EWA and PDV could clarify this point by releasing a detailed migration plan. However, they decline to do so, claiming not to know who is operating in the 900 MHz band.”  I don’t recall ever picking a fight with this guy! What a ridiculous statement. Does anyone truly believe that EWA does not know who is operating in the band?  The information is a matter of public record by accessing the FCC’s ULS database. The truth is that until actual research is conducted on a licensee-by-licensee basis to confirm what is actually operational as opposed to being licensed, a realistic migration plan cannot be performed with any degree of accuracy. I especially love this statement, “… unconstructed facilities could be cut off …” Oh my… lions and tigers and bears! But reasonable folks recognize that there are construction requirements and deadlines in the rules that exist to try to combat spectrum warehousing. Unconstructed facilities should be cut off consistent with the rules.

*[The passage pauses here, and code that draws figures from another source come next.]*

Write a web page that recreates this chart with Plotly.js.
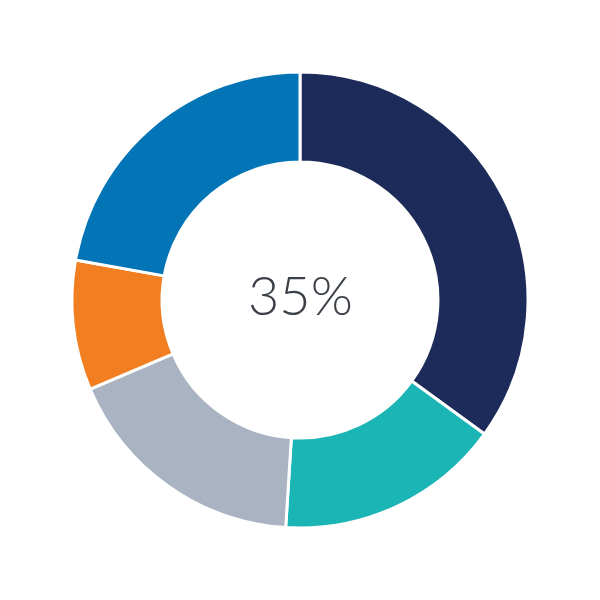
<!DOCTYPE html>
<html>
<head>
<meta charset="utf-8">
<script src="https://cdn.plot.ly/plotly-3.0.1.min.js"></script>
<style>
  html, body { margin: 0; padding: 0; background: #ffffff; }
  #chart { width: 600px; height: 600px; }
</style>
</head>
<body>
<div id="chart"></div>
<script>
// slice shares, read clockwise from 12 o'clock
var labels = ["Navy", "Teal", "Gray", "Orange", "Blue"];
var values = [35, 16, 17.6, 9.2, 22.2];
var colors = ["#1d2b5a", "#1cb5b6", "#a9b3c2", "#f17e21", "#0374b5"];
var centerLabel = "35%";

var data = [
  {
    type: "pie",
    labels: labels,
    values: values,
    hole: 0.605,
    sort: false,
    direction: "clockwise",
    rotation: 0,
    textinfo: "none",
    hoverinfo: "label+percent",
    marker: {
      colors: colors,
      line: { color: "#ffffff", width: 3 }
    }
  }
];

var layout = {
  width: 600,
  height: 600,
  margin: { t: 72, r: 72, l: 72, b: 72 },
  showlegend: false,
  paper_bgcolor: "#ffffff",
  annotations: [
    {
      text: centerLabel,
      x: 0.5, y: 0.512,
      xref: "paper", yref: "paper",
      showarrow: false,
      font: { family: "Lato", size: 54, color: "#3b4147", weight: 300 }
    }
  ]
};

Plotly.newPlot("chart", data, layout, { displayModeBar: false });
</script>
</body>
</html>
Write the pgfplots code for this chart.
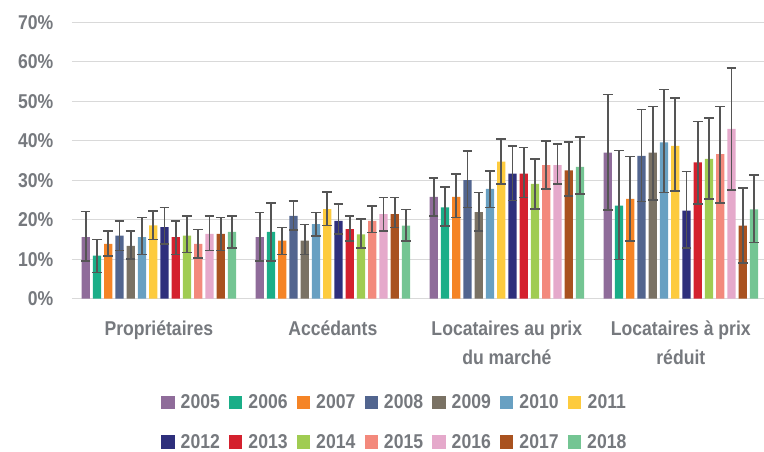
\documentclass[border=0pt]{standalone}
\usepackage{fontspec}
\usepackage{pgfplots}
\pgfplotsset{compat=1.18}
\newfontfamily\labfont[FakeStretch=0.88]{Liberation Sans}
\definecolor{txt}{RGB}{118,121,126}
\definecolor{gridc}{RGB}{217,217,217}
\definecolor{errc}{RGB}{85,85,85}
\definecolor{c2005}{RGB}{143,108,154}
\definecolor{c2006}{RGB}{26,174,136}
\definecolor{c2007}{RGB}{245,132,38}
\definecolor{c2008}{RGB}{82,101,143}
\definecolor{c2009}{RGB}{122,114,100}
\definecolor{c2010}{RGB}{104,160,194}
\definecolor{c2011}{RGB}{253,203,62}
\definecolor{c2012}{RGB}{46,47,124}
\definecolor{c2013}{RGB}{212,33,46}
\definecolor{c2014}{RGB}{160,204,82}
\definecolor{c2015}{RGB}{243,137,124}
\definecolor{c2016}{RGB}{229,169,203}
\definecolor{c2017}{RGB}{169,82,31}
\definecolor{c2018}{RGB}{116,197,147}
\newcommand\lf{\labfont\bfseries\fontsize{20}{28.5}\selectfont}
\begin{document}
\begin{tikzpicture}
\path[use as bounding box] (0,0) rectangle (764pt,452pt);
\begin{axis}[
  at={(71.8pt,153.3pt)}, anchor=south west,
  scale only axis, width=692.2pt, height=276.4pt,
  xmin=-0.5, xmax=3.478, ymin=0, ymax=70,
  ybar=2.95pt, bar width=8.3pt,
  axis line style={draw=none},
  ymajorgrids, grid style={color=gridc, line width=1.3pt},
  ytick={0,10,...,70},
  yticklabel={\pgfmathprintnumber{\tick}\%},
  xtick={0,1,2,3},
  xticklabels={{\vphantom{É}Propriétaires},{\vphantom{É}Accédants},{\vphantom{É}Locataires au prix\\du marché},{\vphantom{É}Locataires à prix\\réduit}},
  major tick length=0pt,
  tick label style={font=\lf, text=txt},
  /pgf/number format/assume math mode=true,
  xticklabel style={align=center, anchor=north, yshift=-16pt},
  yticklabel style={anchor=east, xshift=-15pt},
  error bars/y dir=both, error bars/y explicit,
  error bars/error bar style={line width=1.7pt, color=errc},
  error bars/error mark options={line width=1.7pt, color=errc, mark size=4.8pt, rotate=90},
  legend columns=7,
  legend style={draw=none, fill=none, at={(0.4668,-0.447)}, anchor=center,
    font=\lf, text=txt, row sep=24pt, nodes={inner ysep=0pt},
    /tikz/every even column/.append style={column sep=7.3pt}},
  legend image code/.code={\fill[#1] (0pt,-6.7pt) rectangle (13.3pt,6.6pt); \path (17.3pt,0pt);},
]
\addplot[fill=c2005, draw=none] coordinates {(0,15.6) += (0,6.5) -= (0,6.0) (1,15.6) += (0,6.2) -= (0,6.0) (2,25.8) += (0,4.8) -= (0,4.8) (3,37.0) += (0,14.7) -= (0,14.5)};
\addplot[fill=c2006, draw=none] coordinates {(0,10.9) += (0,4.1) -= (0,4.3) (1,16.9) += (0,7.4) -= (0,7.3) (2,23.1) += (0,5.1) -= (0,4.7) (3,23.6) += (0,13.9) -= (0,13.7)};
\addplot[fill=c2007, draw=none] coordinates {(0,13.9) += (0,3.3) -= (0,3.1) (1,14.7) += (0,3.3) -= (0,3.5) (2,25.8) += (0,5.8) -= (0,5.2) (3,25.3) += (0,10.7) -= (0,10.7)};
\addplot[fill=c2008, draw=none] coordinates {(0,16.0) += (0,3.7) -= (0,3.8) (1,21.0) += (0,3.7) -= (0,3.6) (2,30.0) += (0,7.4) -= (0,6.9) (3,36.2) += (0,11.7) -= (0,11.6)};
\addplot[fill=c2009, draw=none] coordinates {(0,13.4) += (0,3.8) -= (0,3.4) (1,14.7) += (0,4.1) -= (0,3.5) (2,21.9) += (0,5.0) -= (0,4.8) (3,37.0) += (0,11.7) -= (0,12.0)};
\addplot[fill=c2010, draw=none] coordinates {(0,15.6) += (0,5.0) -= (0,4.4) (1,18.9) += (0,2.9) -= (0,3.0) (2,27.8) += (0,4.5) -= (0,4.7) (3,39.6) += (0,13.4) -= (0,12.7)};
\addplot[fill=c2011, draw=none] coordinates {(0,18.6) += (0,3.6) -= (0,3.6) (1,22.7) += (0,4.4) -= (0,4.2) (2,34.7) += (0,5.7) -= (0,5.7) (3,38.7) += (0,12.1) -= (0,11.4)};
\addplot[fill=c2012, draw=none] coordinates {(0,18.1) += (0,5.0) -= (0,4.3) (1,19.7) += (0,4.2) -= (0,3.4) (2,31.7) += (0,7.0) -= (0,6.8) (3,22.3) += (0,9.9) -= (0,9.4)};
\addplot[fill=c2013, draw=none] coordinates {(0,15.6) += (0,4.1) -= (0,4.4) (1,17.6) += (0,3.3) -= (0,3.0) (2,31.7) += (0,6.6) -= (0,6.1) (3,34.5) += (0,10.4) -= (0,10.6)};
\addplot[fill=c2014, draw=none] coordinates {(0,16.0) += (0,4.9) -= (0,4.3) (1,16.3) += (0,3.8) -= (0,3.4) (2,29.1) += (0,6.2) -= (0,6.4) (3,35.4) += (0,10.4) -= (0,10.2)};
\addplot[fill=c2015, draw=none] coordinates {(0,13.9) += (0,3.6) -= (0,3.6) (1,19.7) += (0,3.8) -= (0,2.9) (2,33.8) += (0,6.2) -= (0,6.1) (3,36.6) += (0,12.1) -= (0,12.3)};
\addplot[fill=c2016, draw=none] coordinates {(0,16.4) += (0,4.5) -= (0,4.2) (1,21.4) += (0,4.2) -= (0,4.2) (2,33.8) += (0,5.3) -= (0,4.8) (3,43.0) += (0,15.5) -= (0,15.5)};
\addplot[fill=c2017, draw=none] coordinates {(0,16.4) += (0,4.2) -= (0,4.2) (1,21.4) += (0,4.2) -= (0,3.4) (2,32.5) += (0,7.1) -= (0,6.5) (3,18.5) += (0,9.6) -= (0,9.4)};
\addplot[fill=c2018, draw=none] coordinates {(0,16.9) += (0,4.0) -= (0,4.0) (1,18.5) += (0,4.1) -= (0,3.9) (2,33.4) += (0,7.5) -= (0,6.9) (3,22.6) += (0,8.8) -= (0,8.4)};
\legend{2005,2006,2007,2008,2009,2010,2011,2012,2013,2014,2015,2016,2017,2018}
\end{axis}
\end{tikzpicture}
\end{document}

The letter warns that “The noise floor likely would rise, potentially swamping adjacent channel systems with harmful interference.” The RF noise floor is going to rise whether attributable to greater sharing at 900 MHz or by the explosive growth of broadband wireless devices and other applications that are dependent on spectrum. It is inevitable and the solution is not limited to removing RF sources, which is helpful short term, but not entirely useful long term. Deploying devices that are not so susceptible to interference must be added to the solution mix, since licensees cannot avoid the noise floor.

The solicitation ends suggesting that recipients would be wise to consult their RF engineers and equipment vendors, and if they wish to file comments, the author would be pleased to assist. He also offers to provide copies of the EWA/PDV filings, but to save time, please visit the FCC Electronic Comment Filing System page on the Rulemaking Petition to Realign the 900 MHz Band.  

Maybe the next letter will suggest that the media be alerted, that the alarms be sounded, the National Guard be called up and that you hide in your basement. In all seriousness.